A magazine editor has been issued with a “bizarre” writ by his former employers after returning home to find a bailiff on his doorstep.
Robin Stummer, the founder and former editor of architectural conservation magazine Cornerstone, has been told by the axed magazine’s former publishers to take down its website and Facebook page.
Stummer said he was “astonished” by the request to remove a website with a personal title – www.robinstummer.net – and Facebook page with 51 ‘likes’.
“We’re all amazed that you can, in this day and age, send out a high court writ to a journalist forcing them to remove pages that clearly don’t cause any harm,” he told Press Gazette.
“They’re basically beacons for anyone who likes the magazine to get in touch with me. That’s all.
“We had them both checked over by a senior barrister and there’s nothing in there that anyone could object to. They’re basically typical fan pages.”
He added: “To try and wipe out the memory of the magazine is extraordinary. There’s no point looking for any logic in it because there isn’t any logic.”
Separately, Stummer is taking the charity to court in January claiming unfair dismissal after he lost his job when the magazine was axed in July.
He told Press Gazette that the writ feels like a “bargaining chip”.
He claims he was given “no reason” for the termination of his contract and insists the magazine, as well as being popular with SPAB members, “rode the recession” and was in a strong financial position.
Stummer says Cornerstone, founded in 2004, was popular with members, particularly for its reporting on the proposed HS2 train line.
“It’s certainly true that getting rid of me, ceasing the magazine, the only detailed reporting on the harm of HS2 has gone,” Stummer said.
“For a small magazine Cornerstone became very well known and influential. Back in 2002/03 I ran a focused campaign on the potential heritage harm in expanding airports, very successful.
“There is, or was, no magazine like it. It’s frightening how easily a title can be snuffed out, even when it’s doing so well.”

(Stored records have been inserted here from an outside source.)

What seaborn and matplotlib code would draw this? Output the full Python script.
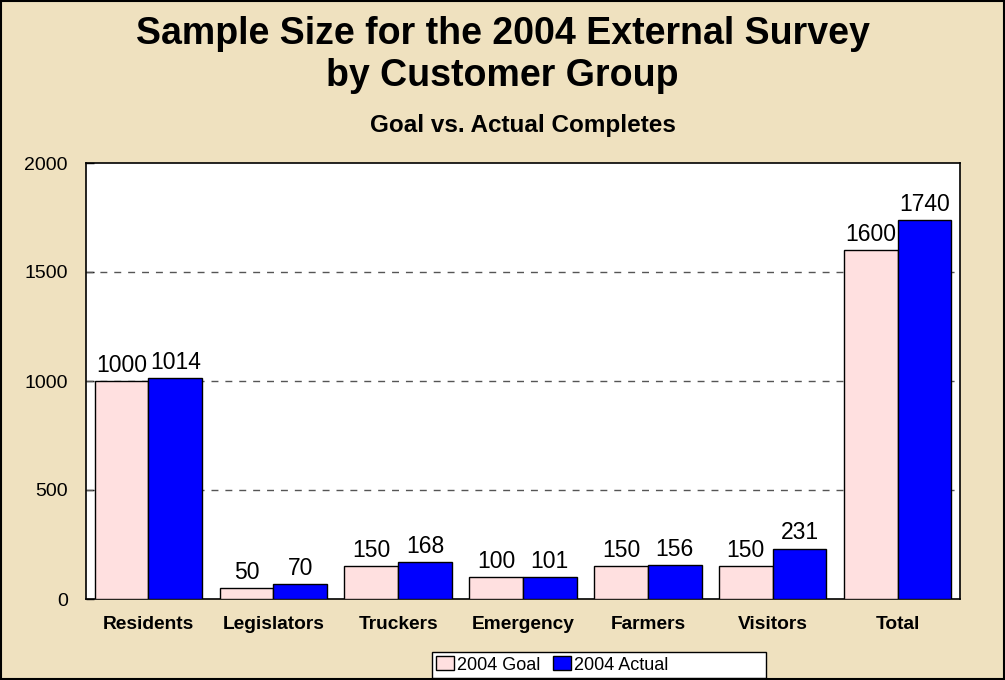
import matplotlib
matplotlib.use("Agg")
import matplotlib.pyplot as plt
import seaborn as sns
import pandas as pd
from matplotlib.patches import Rectangle, Patch

categories = ["Residents", "Legislators", "Truckers", "Emergency", "Farmers", "Visitors", "Total"]
goal = [1000, 50, 150, 100, 150, 150, 1600]
actual = [1014, 70, 168, 101, 156, 231, 1740]
series_names = ["2004 Goal", "2004 Actual"]
yticks = [0, 500, 1000, 1500, 2000]

title = "Sample Size for the 2004 External Survey\nby Customer Group"
subtitle = "Goal vs. Actual Completes"

bg = "#EFE1BF"
goal_color = "#FFE0E0"
actual_color = "#0000FF"

sns.set_theme(style="white")
plt.rcParams["font.family"] = ["Liberation Sans", "DejaVu Sans"]
plt.rcParams["text.color"] = "black"
plt.rcParams["xtick.color"] = "black"
plt.rcParams["ytick.color"] = "black"
plt.rcParams["axes.labelcolor"] = "black"

df = pd.DataFrame({
    "Group": categories * 2,
    "Series": [series_names[0]] * len(categories) + [series_names[1]] * len(categories),
    "Value": goal + actual,
})

W, H = 1005, 680
fig = plt.figure(figsize=(W / 100, H / 100), dpi=100, facecolor=bg)
ax = fig.add_axes([86 / W, 1 - 599 / H, (960 - 86) / W, (599 - 163) / H])
ax.set_facecolor("white")

sns.barplot(data=df, x="Group", y="Value", hue="Series", order=categories,
            hue_order=series_names, palette=[goal_color, actual_color],
            width=0.86, edgecolor="black", linewidth=1, saturation=1,
            legend=False, ax=ax, zorder=3)

for i, cont in enumerate(ax.containers):
    ax.bar_label(cont, labels=[f"{int(v)}" for v in (goal if i == 0 else actual)],
                 padding=3, fontsize=16.5, color="black")

ax.set_ylim(0, 2000)
ax.set_xlim(-0.5, len(categories) - 0.5)
ax.set_yticks(yticks)
ax.set_yticklabels([str(t) for t in yticks], fontsize=14)
ax.set_xticklabels(categories, fontsize=13.8, fontweight="bold")
ax.set_xlabel("")
ax.set_ylabel("")
ax.tick_params(axis="y", direction="in", length=6, width=1, color="black", pad=13, left=True)
ax.tick_params(axis="x", length=0, pad=12)
for s in ax.spines.values():
    s.set_visible(True)
    s.set_color("black")
    s.set_linewidth(1.2)
for y in [500, 1000, 1500]:
    ax.axhline(y, color="#555555", linestyle=(0, (5, 5)), linewidth=1, zorder=1)

ax.set_title(subtitle, fontsize=17.5, fontweight="bold", pad=22)
fig.text(0.5, 1 - 16 / H, title, ha="center", va="top", fontsize=27,
         fontweight="bold", linespacing=1.22)

handles = [Patch(facecolor=goal_color, edgecolor="black", label=series_names[0]),
           Patch(facecolor=actual_color, edgecolor="black", label=series_names[1])]
leg = fig.legend(handles=handles, loc="center left", bbox_to_anchor=(436 / W, 1 - 665 / H),
                 ncol=2, fontsize=13, frameon=False,
                 handlelength=1.0, handleheight=0.8,
                 handletextpad=0.15, columnspacing=0.7, borderpad=0.0,
                 borderaxespad=0)
# legend box (wider than its entries, as in the reference)
fig.patches.append(Rectangle((432 / W, 1 - 678 / H), (766 - 432) / W, (678 - 652) / H,
                             transform=fig.transFigure, facecolor="white",
                             edgecolor="black", linewidth=1, zorder=0))
# outer figure border
fig.patches.append(Rectangle((0.001, 0.001), 0.998, 0.998, transform=fig.transFigure,
                             fill=False, edgecolor="black", linewidth=1.5))

fig.savefig("out.png", dpi=100, facecolor=bg)
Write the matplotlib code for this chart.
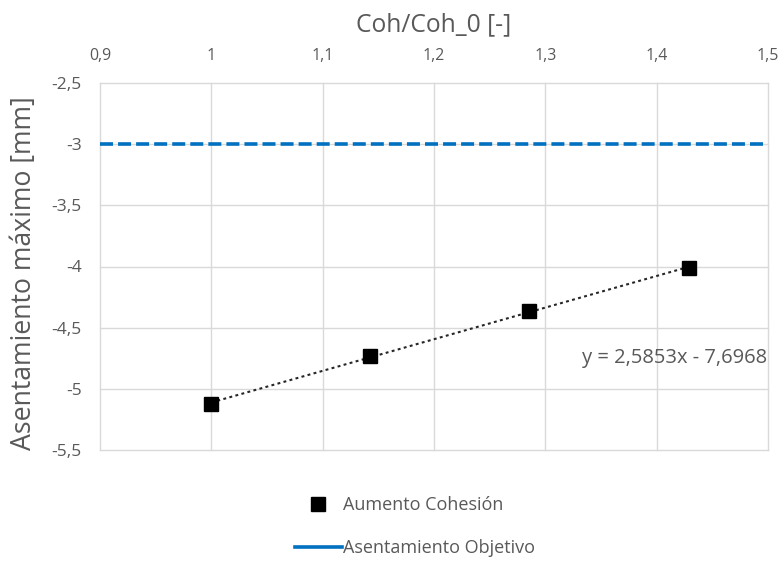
import matplotlib
matplotlib.use("Agg")
import matplotlib.pyplot as plt
from matplotlib.lines import Line2D

# Cohesion ratio vs. maximum settlement
coh_ratio = [1.0, 1.1429, 1.2857, 1.4286]
settlement = [-5.12, -4.735, -4.36, -4.015]
target_settlement = -3.0

# Linear trend reported on the chart
trend_slope = 2.5853
trend_intercept = -7.6968

x_ticks = [0.9, 1.0, 1.1, 1.2, 1.3, 1.4, 1.5]
x_tick_labels = ["0,9", "1", "1,1", "1,2", "1,3", "1,4", "1,5"]
y_ticks = [-5.5, -5.0, -4.5, -4.0, -3.5, -3.0, -2.5]
y_tick_labels = ["-5,5", "-5", "-4,5", "-4", "-3,5", "-3", "-2,5"]

TEXT = "#595959"
GRID = "#d9d9d9"
BLUE = "#0070c0"

plt.rcParams["font.family"] = ["Open Sans", "DejaVu Sans"]

fig = plt.figure(figsize=(7.83, 5.63), dpi=100)
ax = fig.add_axes([100 / 783, 1 - 450 / 563, 668 / 783, 367 / 563])

ax.set_xlim(0.9, 1.5)
ax.set_ylim(-5.5, -2.5)
ax.set_xticks(x_ticks)
ax.set_xticklabels(x_tick_labels)
ax.set_yticks(y_ticks)
ax.set_yticklabels(y_tick_labels, fontsize=12.5)
ax.xaxis.tick_top()
ax.xaxis.set_label_position("top")
ax.tick_params(axis="both", length=0, colors=TEXT)
ax.tick_params(axis="x", pad=14, labelsize=11.4)
ax.tick_params(axis="y", pad=13)
for s in ax.spines.values():
    s.set_visible(False)
ax.grid(True, color=GRID, linewidth=1.0)
for gl in ax.get_xgridlines() + ax.get_ygridlines():
    gl.set_clip_on(False)
ax.set_axisbelow(True)

# Target settlement
ax.axhline(target_settlement, color=BLUE, linewidth=2.6,
           linestyle=(0, (3.6, 1.4)), zorder=2)

# Trend line between the first and last sample
tx = [min(coh_ratio), max(coh_ratio)]
ty = [trend_slope * v + trend_intercept for v in tx]
ax.plot(tx, ty, color="#262626", linewidth=1.5, linestyle=(0, (1.4, 1.6)),
        zorder=3)

ax.plot(coh_ratio, settlement, linestyle="none", marker="s", markersize=10,
        color="black", zorder=4)

eq = "y = {:.4f}x - {:.4f}".format(trend_slope, abs(trend_intercept)).replace(".", ",")
ax.text(0.9985, 0.251, eq, transform=ax.transAxes, ha="right", va="center",
        fontsize=14.5, color=TEXT)

ax.set_xlabel("Coh/Coh_0 [-]", fontsize=17.7, color=TEXT, labelpad=12)
ax.set_ylabel("Asentamiento máximo [mm]", fontsize=19.2, color=TEXT)
ax.yaxis.set_label_coords(-62 / 668, 0.482)

handles = [
    Line2D([], [], linestyle="none", marker="s", markersize=10, color="black"),
    Line2D([], [], color=BLUE, linewidth=2.6),
]
leg = fig.legend(handles, ["Aumento Cohesión", "Asentamiento Objetivo"],
                 loc="center", bbox_to_anchor=(415 / 783, 1 - 526.5 / 563),
                 frameon=False, fontsize=13, labelcolor=TEXT,
                 handlelength=2.6, handletextpad=0.1, labelspacing=1.38)

fig.savefig("out.png", dpi=100, facecolor="white")
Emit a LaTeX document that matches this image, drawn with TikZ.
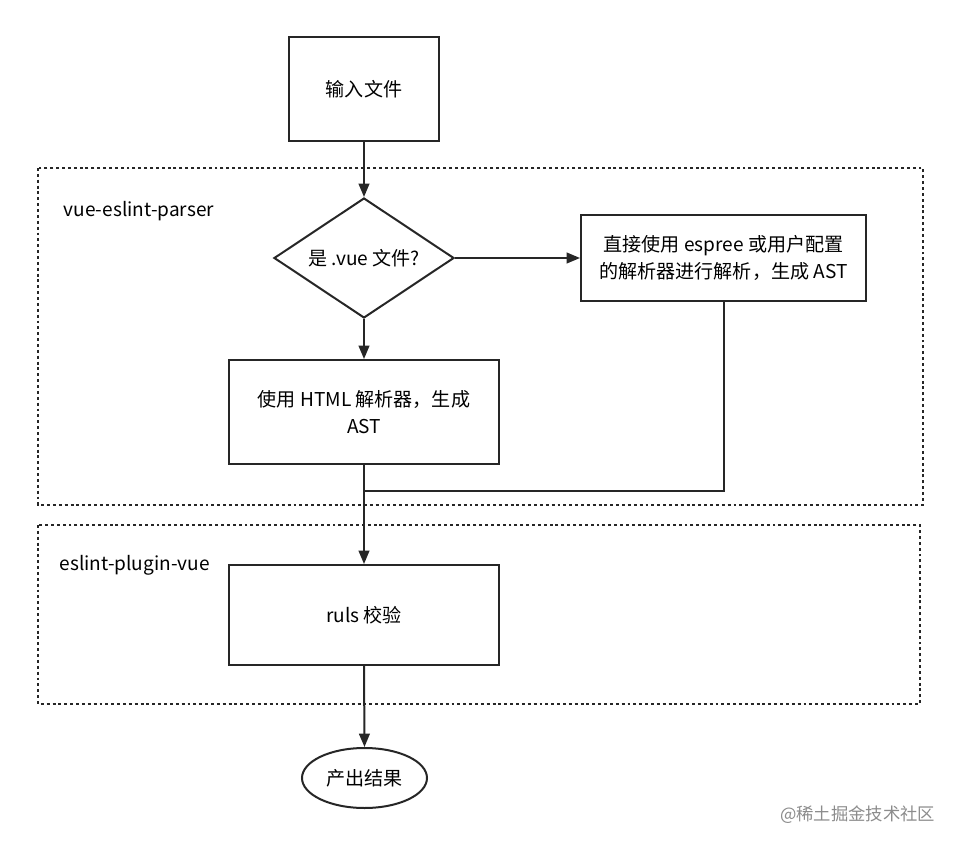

The charity has replaced Cornerstone with a new quarterly title called SPAB Magazine.
SPAB is also demanding that Stummer hand over tens of thousands of photographs taken for the magazine.
Stummer has told the charity that copyright law means the rights to the pictures belong to the photographers. He also claims the charity has not told him what it plans to do with the images.
Stummer was served with the writ on Friday 16 November at his home in London and he has questioned whether the use of such legal tactics was a worthwhile use of charity funds.
“You wonder what a charity is doing spending that amount of money to silence a journalist,” he told Press Gazette.
“The whole thing was just bizarre and annoying, but now it has been encapsulated in a high court writ.”
After Press Gazette put Stummer’s comments to SPAB – along with a number of questions – a spokesperson said: “At present there is really nothing we can say other than the fact that, as a journalist, you will obviously appreciate there are two sides to every story.”